**MATERIAL FOR THE TASK**.
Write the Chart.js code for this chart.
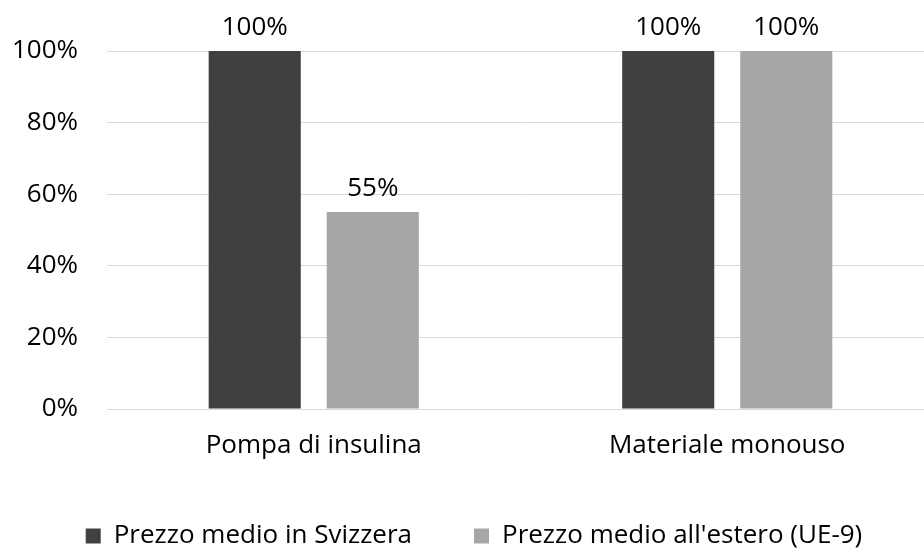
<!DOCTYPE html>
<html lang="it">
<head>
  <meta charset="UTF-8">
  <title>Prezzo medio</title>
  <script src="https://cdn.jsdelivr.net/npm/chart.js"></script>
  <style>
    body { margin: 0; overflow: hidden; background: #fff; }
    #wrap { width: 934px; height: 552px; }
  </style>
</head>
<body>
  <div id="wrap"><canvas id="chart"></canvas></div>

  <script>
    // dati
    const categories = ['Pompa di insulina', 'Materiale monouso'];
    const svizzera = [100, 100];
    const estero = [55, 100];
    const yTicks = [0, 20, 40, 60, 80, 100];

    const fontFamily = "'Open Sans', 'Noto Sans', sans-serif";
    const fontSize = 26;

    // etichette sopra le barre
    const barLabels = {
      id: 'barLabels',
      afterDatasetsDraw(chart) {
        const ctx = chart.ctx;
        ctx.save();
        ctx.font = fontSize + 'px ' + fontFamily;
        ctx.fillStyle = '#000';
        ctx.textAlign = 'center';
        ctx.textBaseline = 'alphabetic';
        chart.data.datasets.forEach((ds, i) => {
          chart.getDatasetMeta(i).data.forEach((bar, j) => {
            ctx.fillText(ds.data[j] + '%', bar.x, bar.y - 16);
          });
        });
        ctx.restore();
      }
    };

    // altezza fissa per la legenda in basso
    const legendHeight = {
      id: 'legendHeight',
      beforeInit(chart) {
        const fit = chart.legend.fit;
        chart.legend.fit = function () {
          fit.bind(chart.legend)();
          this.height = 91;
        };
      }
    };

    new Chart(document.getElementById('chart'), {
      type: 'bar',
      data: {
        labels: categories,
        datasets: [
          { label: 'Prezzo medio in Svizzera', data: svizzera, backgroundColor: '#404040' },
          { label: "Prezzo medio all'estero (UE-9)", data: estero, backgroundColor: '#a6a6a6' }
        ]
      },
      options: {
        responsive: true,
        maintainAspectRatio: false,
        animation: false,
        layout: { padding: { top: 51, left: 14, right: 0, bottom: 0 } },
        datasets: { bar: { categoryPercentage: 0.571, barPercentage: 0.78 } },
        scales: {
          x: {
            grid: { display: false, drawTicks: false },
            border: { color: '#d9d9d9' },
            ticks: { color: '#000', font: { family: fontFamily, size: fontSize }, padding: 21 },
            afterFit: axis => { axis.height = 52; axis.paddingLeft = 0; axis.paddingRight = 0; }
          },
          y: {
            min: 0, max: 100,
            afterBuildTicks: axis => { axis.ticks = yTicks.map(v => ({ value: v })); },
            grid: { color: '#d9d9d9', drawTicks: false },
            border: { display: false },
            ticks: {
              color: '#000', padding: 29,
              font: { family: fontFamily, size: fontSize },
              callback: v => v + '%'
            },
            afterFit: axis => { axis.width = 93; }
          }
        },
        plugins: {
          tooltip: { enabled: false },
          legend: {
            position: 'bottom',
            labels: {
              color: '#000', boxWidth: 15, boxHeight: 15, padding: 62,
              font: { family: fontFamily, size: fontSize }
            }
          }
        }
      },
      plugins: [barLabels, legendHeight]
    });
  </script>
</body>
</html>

---

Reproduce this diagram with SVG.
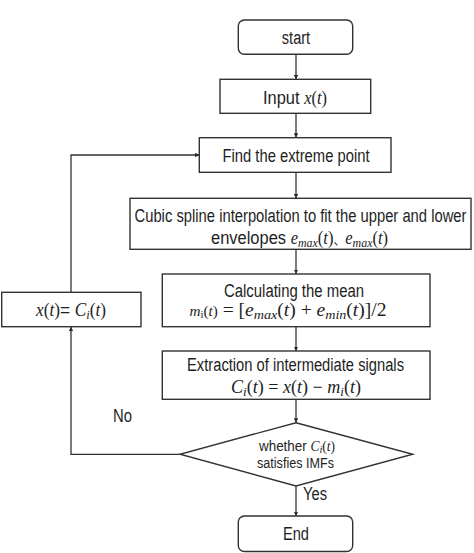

**GIVEN REQUEST**. Write out, exactly and with nothing added, everything from the line with "Write the Chart.js code for this chart." down to the line with "const fontSize = 26;", both included. Drop any pictures.

**FULL SOLUTION**.
Write the Chart.js code for this chart.
<!DOCTYPE html>
<html lang="it">
<head>
  <meta charset="UTF-8">
  <title>Prezzo medio</title>
  <script src="https://cdn.jsdelivr.net/npm/chart.js"></script>
  <style>
    body { margin: 0; overflow: hidden; background: #fff; }
    #wrap { width: 934px; height: 552px; }
  </style>
</head>
<body>
  <div id="wrap"><canvas id="chart"></canvas></div>

  <script>
    // dati
    const categories = ['Pompa di insulina', 'Materiale monouso'];
    const svizzera = [100, 100];
    const estero = [55, 100];
    const yTicks = [0, 20, 40, 60, 80, 100];

    const fontFamily = "'Open Sans', 'Noto Sans', sans-serif";
    const fontSize = 26;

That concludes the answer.